The Villains on Pre-K TV Are Cuddly, Annoying and Onto Something Interesting

How does the evolution of the way we learn to see “bad guys” evolve as we grow older? That was the interesting question at the heart of a story from the New York Magazine this past weekend. It’s a question I recall thinking about when my kids were younger and there was a moment when we saw a character with a Russian accent on a show and my son immediately assumed he was the bad guy (which he wasn’t). I realized that in many of the shows he had seen, the bad guys did indeed have some sort of menacing Eastern European accent.
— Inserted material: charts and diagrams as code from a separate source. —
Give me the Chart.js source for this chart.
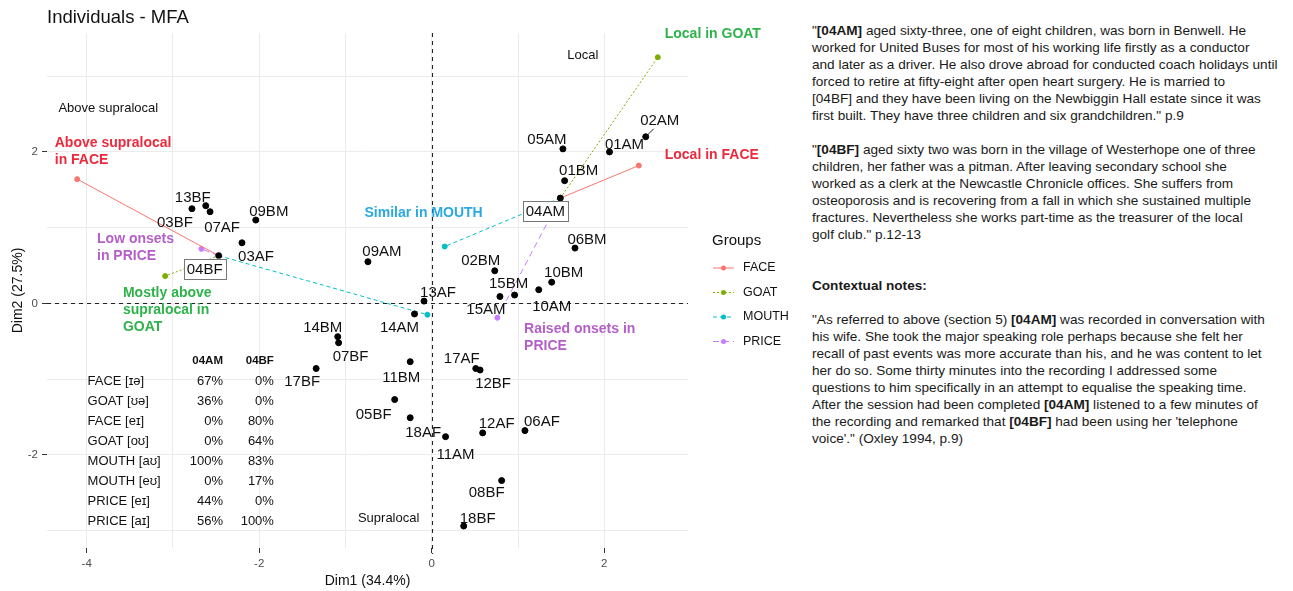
<!DOCTYPE html>
<html>
<head>
<meta charset="utf-8">
<title>Individuals - MFA</title>
<script src="https://cdn.jsdelivr.net/npm/chart.js@4.4.0/dist/chart.umd.min.js"></script>
<style>
  body { margin:0; background:#fff; width:1293px; height:591px; overflow:hidden; position:relative; font-family:"Liberation Sans", Arial, sans-serif; }
  #wrap { position:absolute; left:0; top:0; width:800px; height:591px; }
  #notes { position:absolute; left:812px; top:22px; font-size:13.6px; line-height:17px; color:#1a1a1a; white-space:nowrap; }
  #notes p { margin:0 0 17px 0; }
  #notes p.gap { margin-top:34px; }
</style>
</head>
<body>
<div id="wrap"><canvas id="mfa"></canvas></div>
<div id="notes">
  <p>"<b>[04AM]</b> aged sixty-three, one of eight children, was born in Benwell. He<br>
  worked for United Buses for most of his working life firstly as a conductor<br>
  and later as a driver. He also drove abroad for conducted coach holidays until<br>
  forced to retire at fifty-eight after open heart surgery. He is married to<br>
  [04BF] and they have been living on the Newbiggin Hall estate since it was<br>
  first built. They have three children and six grandchildren." p.9</p>
  <p>"<b>[04BF]</b> aged sixty two was born in the village of Westerhope one of three<br>
  children, her father was a pitman. After leaving secondary school she<br>
  worked as a clerk at the Newcastle Chronicle offices. She suffers from<br>
  osteoporosis and is recovering from a fall in which she sustained multiple<br>
  fractures. Nevertheless she works part-time as the treasurer of the local<br>
  golf club." p.12-13</p>
  <p class="gap"><b>Contextual notes:</b></p>
  <p>"As referred to above (section 5) <b>[04AM]</b> was recorded in conversation with<br>
  his wife. She took the major speaking role perhaps because she felt her<br>
  recall of past events was more accurate than his, and he was content to let<br>
  her do so. Some thirty minutes into the recording I addressed some<br>
  questions to him specifically in an attempt to equalise the speaking time.<br>
  After the session had been completed <b>[04AM]</b> listened to a few minutes of<br>
  the recording and remarked that <b>[04BF]</b> had been using her 'telephone<br>
  voice'." (Oxley 1994, p.9)</p>
</div>
<script>
// individuals on the first two dimensions
const names = ['01AM','01BM','02AM','02BM','03AF','03BF','04AM','04BF','05AM','05BF','06AF',
  '06BM','07AF','07BF','08BF','09AM','09BM','10AM','10BM','11AM','11BM','12AF','12BF',
  '13AF','13BF','14AM','14BM','15AM','15BM','17AF','17BF','18AF','18BF'];
const dim1 = [2.06, 1.54, 2.48, 0.73, -2.20, -2.78, 1.49, -2.47, 1.52, -0.43, 1.08,
  1.66, -2.57, -1.08, 0.81, -0.74, -2.04, 1.24, 1.39, 0.16, -0.25, 0.59, 0.56,
  -0.09, -2.62, -0.20, -1.09, 0.79, 0.96, 0.51, -1.34, -0.25, 0.37];
const dim2 = [2.00, 1.62, 2.20, 0.43, 0.80, 1.25, 1.39, 0.63, 2.04, -1.27, -1.68,
  0.73, 1.21, -0.52, -2.34, 0.55, 1.10, 0.18, 0.28, -1.76, -0.77, -1.71, -0.88,
  0.03, 1.29, -0.14, -0.44, 0.09, 0.11, -0.86, -0.86, -1.51, -2.94];

// partial individuals for 04AM and 04BF, one per group
const groups = ['FACE', 'GOAT', 'MOUTH', 'PRICE'];
const am04x = [2.40, 2.62, 0.15, 0.76];
const am04y = [1.82, 3.25, 0.75, -0.19];
const bf04x = [-4.11, -3.09, -0.05, -2.67];
const bf04y = [1.64, 0.36, -0.15, 0.72];

// variant table
const tableRows = ['FACE [ɪə]', 'GOAT [ʊə]', 'FACE [eɪ]', 'GOAT [oʊ]', 'MOUTH [aʊ]', 'MOUTH [eʊ]', 'PRICE [eɪ]', 'PRICE [aɪ]'];
const pct04AM = [67, 36, 0, 0, 100, 0, 44, 56];
const pct04BF = [0, 0, 80, 64, 83, 17, 0, 100];

const xTickLabels = [-4, -2, 0, 2];
const yTickLabels = [-2, 0, 2];

// styling
const groupColors = ['#F8766D', '#7CAE00', '#00BFC4', '#C77CFF'];
const groupDash = [[], [2, 2], [4, 3], [6, 4]];
const FONT = '"Liberation Sans", Arial, sans-serif';

// label nudges in px (dx, dy) from each point
const nudge = {
  '01AM':[15,-8], '01BM':[14,-11], '02AM':[14,-17], '02BM':[-14,-11], '03AF':[14,13],
  '03BF':[-17,13], '04AM':[-15,13], '04BF':[-14,13], '05AM':[-16,-10], '05BF':[-21,14],
  '06AF':[17,-10], '06BM':[12,-9], '07AF':[12,15], '07BF':[12,13], '08BF':[-15,11],
  '09AM':[14,-11], '09BM':[13,-9], '10AM':[13,16], '10BM':[12,-10], '11AM':[10,17],
  '11BM':[-9,15], '12AF':[14,-10], '12BF':[13,13], '13AF':[14,-9], '13BF':[-13,-9],
  '14AM':[-15,13], '14BM':[-15,-10], '15AM':[-14,12], '15BM':[-6,-12], '17AF':[-14,-11],
  '17BF':[-14,12], '18AF':[13,14], '18BF':[14,-8]
};
const boxed = ['04AM', '04BF'];

const notes = [
  {text:['Local in GOAT'], x:2.70, y:3.56, color:'#2EB34B', bold:true, align:'left'},
  {text:['Local'], x:1.75, y:3.27, color:'#111', bold:false, align:'center'},
  {text:['Above supralocal'], x:-3.75, y:2.58, color:'#111', bold:false, align:'center'},
  {text:['Above supralocal', 'in FACE'], x:-4.37, y:2.12, color:'#EC2A3E', bold:true, align:'left'},
  {text:['Local in FACE'], x:2.70, y:1.96, color:'#EC2A3E', bold:true, align:'left'},
  {text:['Similar in MOUTH'], x:-0.78, y:1.19, color:'#29A9E0', bold:true, align:'left'},
  {text:['Low onsets', 'in PRICE'], x:-3.88, y:0.85, color:'#B45FC8', bold:true, align:'left'},
  {text:['Mostly above', 'supralocal in', 'GOAT'], x:-3.58, y:0.14, color:'#2EB34B', bold:true, align:'left'},
  {text:['Raised onsets in', 'PRICE'], x:1.07, y:-0.34, color:'#B45FC8', bold:true, align:'left'},
  {text:['Supralocal'], x:-0.50, y:-2.84, color:'#111', bold:false, align:'center'}
];

const datasets = [{
  label: 'Individuals',
  data: names.map((n, i) => ({x: dim1[i], y: dim2[i]})),
  backgroundColor: '#000', borderColor: '#000',
  pointRadius: 3, pointHoverRadius: 3
}];
groups.forEach((g, k) => {
  [[am04x, am04y, 6], [bf04x, bf04y, 7]].forEach(([px, py, idx]) => {
    datasets.push({
      label: g,
      data: [{x: dim1[idx], y: dim2[idx]}, {x: px[k], y: py[k]}],
      showLine: true,
      borderColor: groupColors[k], backgroundColor: groupColors[k],
      borderWidth: 1, borderDash: groupDash[k],
      pointRadius: [0, 2.5], pointHoverRadius: [0, 2.5]
    });
  });
});

const overlay = {
  id: 'overlay',
  beforeDatasetsDraw(chart) {
    const {ctx, chartArea: a, scales: {x, y}} = chart;
    const x0 = Math.round(x.getPixelForValue(0)) + 0.5;
    const y0 = Math.round(y.getPixelForValue(0)) + 0.5;
    ctx.save();
    ctx.strokeStyle = '#222';
    ctx.lineWidth = 1.1;
    ctx.setLineDash([4, 4]);
    ctx.beginPath();
    ctx.moveTo(x0, a.top); ctx.lineTo(x0, a.bottom + 6);
    ctx.moveTo(a.left, y0); ctx.lineTo(a.right, y0);
    ctx.stroke();
    ctx.restore();
  },
  afterDatasetsDraw(chart) {
    const {ctx, scales: {x, y}} = chart;
    ctx.save();
    ctx.textBaseline = 'middle';

    // point labels
    ctx.font = '15px ' + FONT;
    names.forEach((n, i) => {
      const px = x.getPixelForValue(dim1[i]), py = y.getPixelForValue(dim2[i]);
      const [dx, dy] = nudge[n];
      const lx = px + dx, ly = py + dy;
      if (n === '02AM') {
        ctx.strokeStyle = '#222'; ctx.lineWidth = 1;
        ctx.beginPath(); ctx.moveTo(px, py); ctx.lineTo(px + 8, py - 8); ctx.stroke();
      }
      const w = ctx.measureText(n).width;
      if (boxed.includes(n)) {
        ctx.fillStyle = '#fff';
        ctx.fillRect(lx - w / 2 - 3, ly - 10, w + 6, 20);
        ctx.strokeStyle = '#777'; ctx.lineWidth = 1;
        ctx.strokeRect(Math.round(lx - w / 2 - 3) + 0.5, Math.round(ly - 10) + 0.5, Math.round(w + 6), 20);
      }
      ctx.fillStyle = '#111';
      ctx.textAlign = 'center';
      ctx.fillText(n, lx, ly + 1);
    });

    // text notes
    notes.forEach(nt => {
      ctx.font = (nt.bold ? 'bold 14px ' : '13px ') + FONT;
      ctx.fillStyle = nt.color;
      ctx.textAlign = nt.align;
      const bx = x.getPixelForValue(nt.x), by = y.getPixelForValue(nt.y);
      nt.text.forEach((t, j) => ctx.fillText(t, bx, by + j * 17));
    });

    // variant table
    const tx = x.getPixelForValue(-3.99);
    const c1 = x.getPixelForValue(-2.42), c2 = x.getPixelForValue(-1.83);
    const ty = y.getPixelForValue(-0.76);
    ctx.fillStyle = '#111';
    ctx.font = 'bold 11.5px ' + FONT;
    ctx.textAlign = 'right';
    ctx.fillText('04AM', c1, ty);
    ctx.fillText('04BF', c2, ty);
    ctx.font = '13px ' + FONT;
    tableRows.forEach((r, i) => {
      const ry = ty + 20 * (i + 1);
      ctx.textAlign = 'left';
      ctx.fillText(r, tx, ry);
      ctx.textAlign = 'right';
      ctx.fillText(pct04AM[i] + '%', c1, ry);
      ctx.fillText(pct04BF[i] + '%', c2, ry);
    });
    ctx.restore();
  },
  afterDraw(chart) {
    const {ctx} = chart;
    ctx.save();
    ctx.textBaseline = 'middle';
    ctx.textAlign = 'left';
    ctx.fillStyle = '#111';
    ctx.font = '18.5px ' + FONT;
    ctx.fillText('Individuals - MFA', 47, 18);

    // legend
    ctx.font = '15px ' + FONT;
    ctx.fillText('Groups', 712, 241);
    ctx.font = '12.5px ' + FONT;
    groups.forEach((g, k) => {
      const ly = 268 + 24.5 * k;
      ctx.strokeStyle = groupColors[k];
      ctx.lineWidth = 1;
      ctx.setLineDash(groupDash[k]);
      ctx.beginPath(); ctx.moveTo(713, ly); ctx.lineTo(734, ly); ctx.stroke();
      ctx.setLineDash([]);
      ctx.fillStyle = groupColors[k];
      ctx.beginPath(); ctx.arc(723.5, ly, 2.5, 0, Math.PI * 2); ctx.fill();
      ctx.fillStyle = '#111';
      ctx.fillText(g, 743, ly);
    });
    ctx.restore();
  }
};

new Chart(document.getElementById('mfa'), {
  type: 'scatter',
  data: {datasets},
  options: {
    responsive: true,
    maintainAspectRatio: false,
    animation: false,
    events: [],
    layout: {padding: {left: 0, top: 33, right: 112, bottom: 0}},
    plugins: {legend: {display: false}, tooltip: {enabled: false}},
    scales: {
      x: {
        min: -4.46, max: 2.97,
        afterFit(s) { s.height = 43; },
        border: {display: false},
        grid: {
          color: '#ebebeb', lineWidth: 1, tickLength: 5,
          tickColor: c => xTickLabels.includes(c.tick.value) ? '#333' : 'rgba(0,0,0,0)'
        },
        ticks: {
          stepSize: 1, includeBounds: false, autoSkip: false, padding: 4,
          color: '#4d4d4d', font: {family: FONT, size: 11.5},
          callback: v => xTickLabels.includes(v) ? String(v) : ''
        },
        title: {display: true, text: 'Dim1 (34.4%)', color: '#111',
          font: {family: FONT, size: 14}, padding: {top: 0, bottom: 1}}
      },
      y: {
        min: -3.23, max: 3.57,
        afterFit(s) { s.width = 47; },
        border: {display: false},
        grid: {
          color: '#ebebeb', lineWidth: 1, tickLength: 5,
          tickColor: c => yTickLabels.includes(c.tick.value) ? '#333' : 'rgba(0,0,0,0)'
        },
        ticks: {
          stepSize: 1, includeBounds: false, autoSkip: false, padding: 4,
          color: '#4d4d4d', font: {family: FONT, size: 11.5},
          callback: v => yTickLabels.includes(v) ? String(v) : ''
        },
        title: {display: true, text: 'Dim2 (27.5%)', color: '#111',
          font: {family: FONT, size: 14}, padding: {top: 10, bottom: 0}}
      }
    }
  },
  plugins: [overlay]
});
</script>
</body>
</html>
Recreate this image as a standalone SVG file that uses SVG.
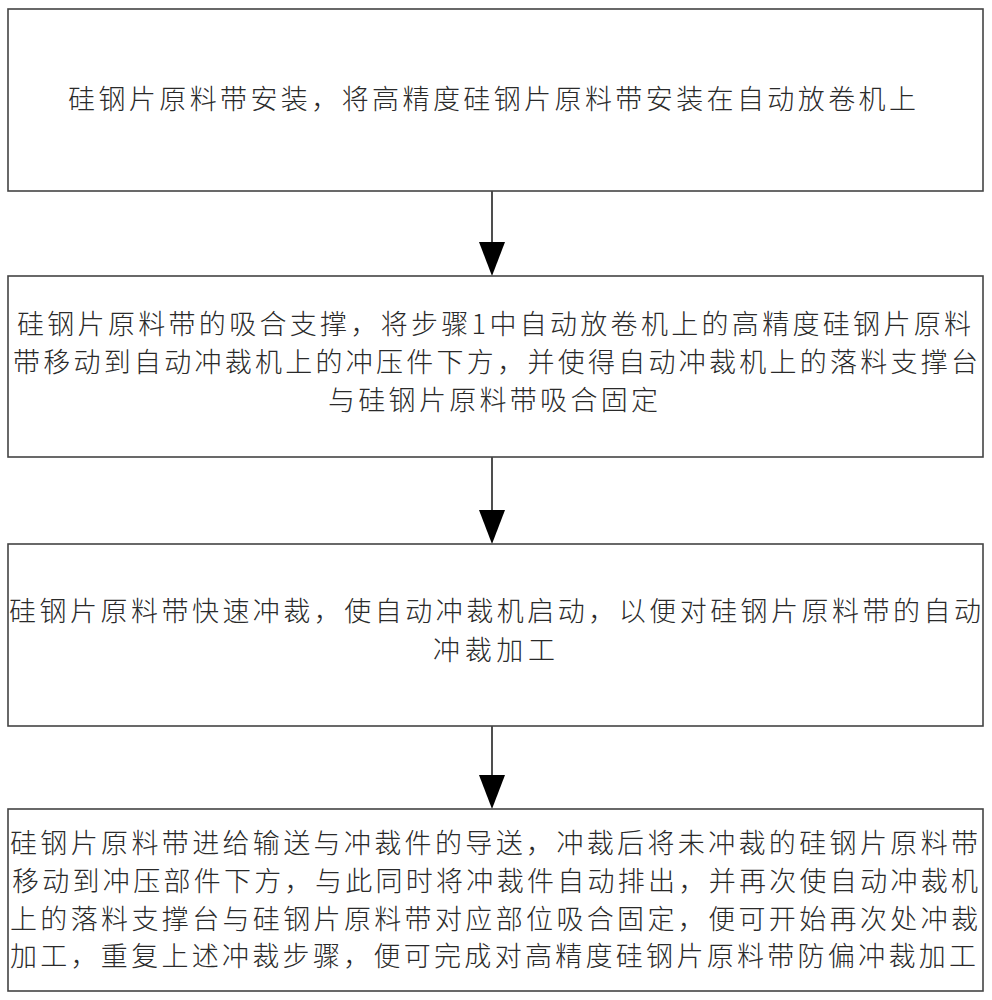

Beyond accents or stereotypes, the way bad guys are either rehabilitated (in Pre-K shows) or roundly defeated and exiled (or killed) in programs aimed at older audiences does demonstrate a fascinating shift in how we learn about morality and right and wrong.

This narrative formula will be familiar to almost anyone who cares for a prekindergarten television viewer. Somebody does something antisocial. The heroes get the call. Action unfolds. The villain, it emerges, did what he did for sympathetic reasons, in childlike ignorance of the harm it would cause. The heroes deliver a stern but kind admonishment and a concise moral lesson. The villain understands and apologizes. Everything is mended and at peace.

This is a striking change from broadcast and even cable TV, which featured a much more limited number of shows made for this audience. The child-friendly superhero shows they did offer, like “Batman: The Animated Series” or “Power Rangers,” were aimed at a slightly older crowd — and their villains had little motivation beyond a sick desire to subjugate all of humanity, or steal big cloth bags of cash, or wreak havoc for havoc’s sake. Those villains were either incarcerated or, occasionally, blown up; that was what you did with Bad Guys.

The point the article makes is that we do lose something in these adult themed shows that depict evil doers as simply choosing the so-called dark side because they are motivated by profit or power or simply just a need to bring chaos as a way to disrupt the world’s order. These shows, though more complex, may indeed “manage less insight into the nature of wrongdoing than the average preschooler is exposed to.”